Statistics mean different things to different people. Ask any two statisticians the same question, and you are likely to receive three different answers. It is not that you have necessarily been given incorrect answers, but rather that each statistician looks at the same question from different perspectives. One may consider the method of data collection or the size of the data set, while the other may contemplate whether the observations were independent or correlated, or if the necessary assumptions were satisfied.
When I first joined the editorial board, I conducted an in-depth review of articles over a three-year period where statistical methods were used in Journal publications. As a result, the Journal team began encouraging one another and its authors to pay closer attention to the use of statistics in their research. Through outreach sessions at the annual meetings of the American Public Health Association and Statistically Speaking columns in the Journal, we brought statistics to the forefront of our discussions. It is in this spirit that I offer the following guidance regarding the research question, the size of the data set, the method of collection, the representativeness of the sample as compared with the population of interest, and the method of analysis used in making conclusions pertinent to public health.
Use care in ensuring that the research question from which the hypothesis is formulated is in harmony with the analysis that is undertaken.
Choose the proper software package for the size of the data set being analyzed. Options exist to analyze very small data sets with exact statistical methods, and others for large or so-called “big data.”
Failure to incorporate the method of data collection into the choice of the analysis can lead to incorrect conclusions, as the researcher–more often than not—obtains a standard error that is less than what is actually present in the data set. The core problem lies in favoring a method of data analysis that is well-known but ignores the study design.
Too often researchers confuse the fact that they may have random observations with the reality that the sample may not be a good representation of the data set. Such cases greatly impact any valid extrapolations that may be made.
It is not uncommon to find instances where the method of analysis is treated differently from the rest of the research study. “Collapsing of data,” for instance, has serious implications that often go unnoticed. Consider a system of several factors. Examining how one factor reacts with another in the presence of many other factors is not necessarily the same as examining how two factors react in isolation. The fundamental problem with this approach is well presented in the widely acknowledged bible of categorical data, Discrete Multivariate Analysis: Theory and Practice (Bishop YMM, Fienberg SE, Holland PWH. Cambridge, MA: The MIT Press, 1975). In doing so, the researcher is in fact answering two different questions: one before collapsing the data, and one after collapsing the data.
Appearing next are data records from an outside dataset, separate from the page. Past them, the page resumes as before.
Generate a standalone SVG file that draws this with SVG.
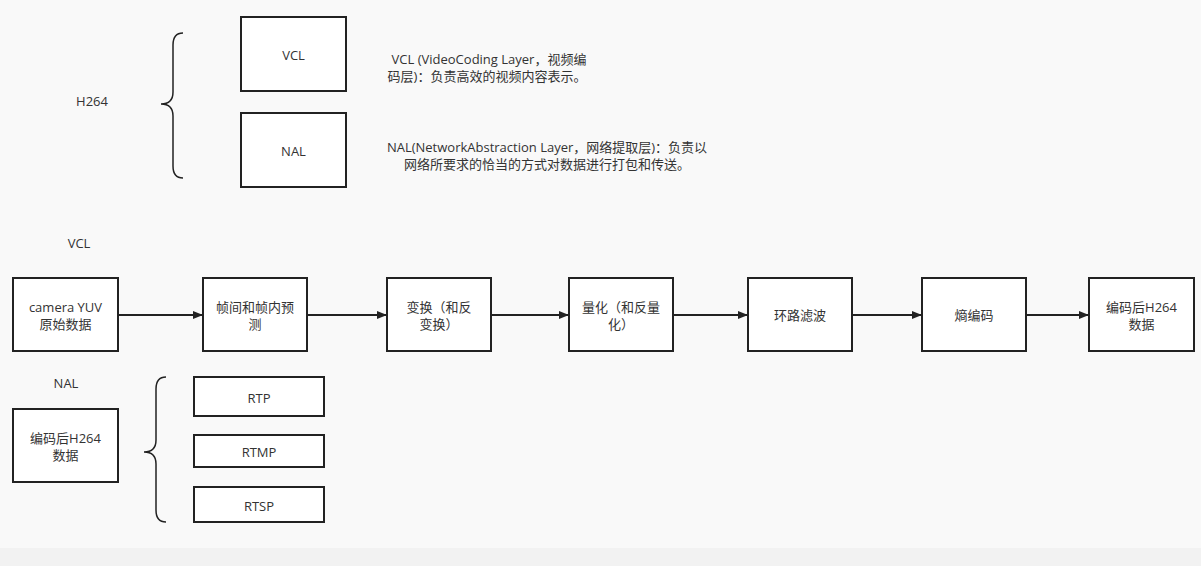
<svg xmlns="http://www.w3.org/2000/svg" width="1201" height="566" viewBox="0 0 1201 566">
<defs>
<style>
.b{fill:#fff;stroke:#222;stroke-width:2}
.t{font-family:"Open Sans","Noto Sans CJK SC",sans-serif;font-size:13px;fill:#333;text-anchor:middle}
.c{fill:none;stroke:#222;stroke-width:2}
.br{fill:none;stroke:#222;stroke-width:1.5}
</style>
<marker id="a" markerWidth="10" markerHeight="8" refX="9" refY="4" orient="auto" markerUnits="userSpaceOnUse"><path d="M0,0L10,4L0,8Z" fill="#222"/></marker>
</defs>
<rect width="1201" height="566" fill="#f9f9f9"/>
<rect y="548" width="1201" height="18" fill="#f2f2f2"/>
<g id="label-h264"><text class="t" x="92" y="106">H264</text></g>
<path class="br" d="M183,33 Q173,33 173,45 L173,92 Q173,104 161,104 Q173,104 173,116 L173,166 Q173,178 183,178"/>
<g id="vcl"><rect class="b" x="241" y="17" width="105" height="74"/><text class="t" x="293.5" y="60">VCL</text></g>
<g id="nal"><rect class="b" x="241" y="113" width="105" height="74"/><text class="t" x="293.5" y="156">NAL</text></g>
<g id="vcl-desc"><text class="t" x="489" y="64">VCL (VideoCoding Layer，视频编</text><text class="t" x="487" y="81">码层)：负责高效的视频内容表示。</text></g>
<g id="nal-desc"><text class="t" x="547" y="152">NAL(NetworkAbstraction Layer，网络提取层)：负责以</text><text class="t" x="547" y="169">网络所要求的恰当的方式对数据进行打包和传送。</text></g>
<g id="label-vcl"><text class="t" x="79" y="248">VCL</text></g>
<g id="n1"><rect class="b" x="13" y="278" width="105" height="73"/><text class="t" x="65.5" y="312">camera YUV</text><text class="t" x="65.5" y="329">原始数据</text></g>
<g id="n2"><rect class="b" x="203" y="278" width="104" height="73"/><text class="t" x="255" y="312">帧间和帧内预</text><text class="t" x="255" y="329">测</text></g>
<g id="n3"><rect class="b" x="387" y="278" width="104" height="73"/><text class="t" x="439" y="312">变换（和反</text><text class="t" x="439" y="329">变换）</text></g>
<g id="n4"><rect class="b" x="569" y="278" width="104" height="73"/><text class="t" x="621" y="312">量化（和反量</text><text class="t" x="621" y="329">化）</text></g>
<g id="n5"><rect class="b" x="748" y="278" width="104" height="73"/><text class="t" x="800" y="320">环路滤波</text></g>
<g id="n6"><rect class="b" x="922" y="278" width="104" height="73"/><text class="t" x="974" y="320">熵编码</text></g>
<g id="n7"><rect class="b" x="1089" y="278" width="105" height="73"/><text class="t" x="1141.5" y="312">编码后H264</text><text class="t" x="1141.5" y="329">数据</text></g>
<g id="connectors">
<path class="c" d="M118,315H202" marker-end="url(#a)"/>
<path class="c" d="M307,315H386" marker-end="url(#a)"/>
<path class="c" d="M491,315H568" marker-end="url(#a)"/>
<path class="c" d="M673,315H747" marker-end="url(#a)"/>
<path class="c" d="M852,315H921" marker-end="url(#a)"/>
<path class="c" d="M1026,315H1088" marker-end="url(#a)"/>
</g>
<g id="label-nal"><text class="t" x="66" y="388">NAL</text></g>
<g id="n8"><rect class="b" x="13" y="409" width="105" height="73"/><text class="t" x="65.5" y="443">编码后H264</text><text class="t" x="65.5" y="460">数据</text></g>
<path class="br" d="M166,377 Q156,377 156,389 L156,440 Q156,452 144,452 Q156,452 156,464 L156,510 Q156,522 166,522"/>
<g id="rtp"><rect class="b" x="194" y="377" width="130" height="39"/><text class="t" x="259" y="403">RTP</text></g>
<g id="rtmp"><rect class="b" x="194" y="435" width="130" height="32"/><text class="t" x="259" y="457">RTMP</text></g>
<g id="rtsp"><rect class="b" x="194" y="487" width="130" height="35"/><text class="t" x="259" y="511">RTSP</text></g>
</svg>
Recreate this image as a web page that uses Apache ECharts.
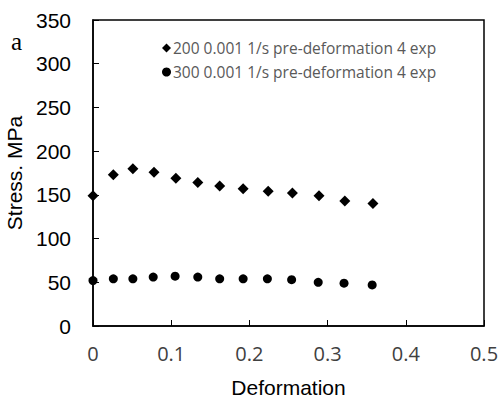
<!DOCTYPE html>
<html>
<head>
<meta charset="utf-8">
<script src="https://cdn.jsdelivr.net/npm/echarts@6/dist/echarts.min.js"></script>
<style>
  html, body { margin: 0; padding: 0; background: #fff; }
  #chart { width: 499px; height: 401px; }
</style>
</head>
<body>
<div id="chart"></div>
<script>
var xTicks = [0, 0.1, 0.2, 0.3, 0.4, 0.5];
var yTicks = [0, 50, 100, 150, 200, 250, 300, 350];

var seriesNames = [
  '200 0.001 1/s pre-deformation 4 exp',
  '300 0.001 1/s pre-deformation 4 exp'
];

var deform200 = [0, 0.026, 0.051, 0.078, 0.106, 0.134, 0.162, 0.192, 0.224, 0.255, 0.289, 0.322, 0.358];
var stress200 = [149, 173, 180, 176, 169, 164, 160, 157, 154, 152, 149, 143, 140];

var deform300 = [0, 0.026, 0.051, 0.077, 0.105, 0.134, 0.162, 0.192, 0.223, 0.254, 0.288, 0.321, 0.357];
var stress300 = [52, 54, 54, 56, 57, 56, 54, 54, 54, 53, 50, 49, 47];

function pairs(xs, ys) {
  return xs.map(function(x, i) { return [x, ys[i]]; });
}

var chart = echarts.init(document.getElementById('chart'), null, { renderer: 'svg' });

var option = {
  animation: false,
  title: {
    text: 'a',
    left: 6,
    top: 24,
    textStyle: { color: '#000', fontSize: 25, fontWeight: 'normal', fontFamily: 'Liberation Serif' }
  },
  grid: {
    left: 93,
    right: 15,
    top: 20,
    bottom: 75,
    containLabel: false,
    outerBoundsMode: 'none',
    show: true,
    borderColor: '#000',
    borderWidth: 1.5,
    backgroundColor: 'transparent'
  },
  legend: {
    orient: 'vertical',
    left: 157,
    top: 35,
    itemGap: 8,
    itemWidth: 9,
    itemHeight: 9,
    data: [
      { name: seriesNames[0], icon: 'diamond' },
      { name: seriesNames[1], icon: 'circle' }
    ],
    textStyle: { color: '#595959', fontSize: 15.5, fontFamily: 'Open Sans', padding: [0, 0, 0, -3] }
  },
  xAxis: {
    type: 'value',
    min: 0,
    max: 0.5,
    interval: 0.1,
    name: 'Deformation',
    nameLocation: 'middle',
    nameGap: 51,
    nameTextStyle: { color: '#000', fontSize: 21, fontFamily: 'Liberation Sans' },
    axisLine: { show: true, lineStyle: { color: '#000', width: 1.5 } },
    axisTick: { show: true, inside: true, length: 6, lineStyle: { color: '#000' } },
    axisLabel: {
      color: '#404040', fontSize: 20, fontFamily: 'Open Sans', margin: 17,
      formatter: function(v) { return String(Math.round(v * 10) / 10); }
    },
    splitLine: { show: false }
  },
  yAxis: {
    type: 'value',
    min: 0,
    max: 350,
    interval: 50,
    name: 'Stress. MPa',
    nameLocation: 'middle',
    nameRotate: 90,
    nameGap: 66,
    nameTextStyle: { color: '#000', fontSize: 21, fontFamily: 'Liberation Sans' },
    axisLine: { show: true, lineStyle: { color: '#000', width: 1.5 } },
    axisTick: { show: true, inside: true, length: 6, lineStyle: { color: '#000' } },
    axisLabel: { color: '#000', fontSize: 21, fontFamily: 'Liberation Sans', margin: 22 },
    splitLine: { show: false }
  },
  series: [
    {
      name: seriesNames[0],
      type: 'scatter',
      symbol: 'diamond',
      symbolSize: 11,
      itemStyle: { color: '#000', opacity: 1 },
      data: pairs(deform200, stress200)
    },
    {
      name: seriesNames[1],
      type: 'scatter',
      symbol: 'circle',
      symbolSize: 9,
      itemStyle: { color: '#000', opacity: 1 },
      data: pairs(deform300, stress300)
    }
  ]
};

chart.setOption(option);
</script>
</body>
</html>
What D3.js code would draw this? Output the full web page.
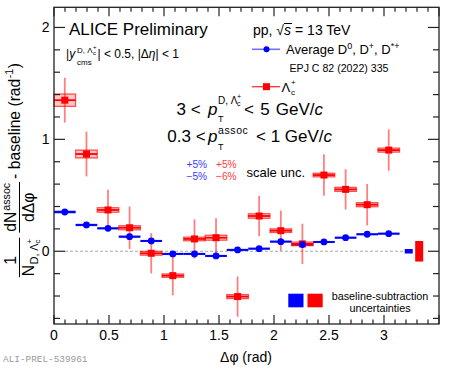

The field of statistics has grown considerably over the last three decades. Computers allow us to conduct exact statistical tests and data analysis without assuming independence of the observations or asymptotic theory for large data. During my tenure on the editorial board, I sought to promote the use of sound statistics in Journal articles. In response, there is now greater emphasis on using and reporting statistical tests that incorporate how the data were collected, while considering the effect of dependency on correlated data, as is so often the case in public health research.
Despite these successes, temptations exist for researchers to use outmoded and inappropriate statistics in their research studies. This likely has more to do with their comfort level in using what was available during their public health training, rather than with their access to the latest statistical techniques and software.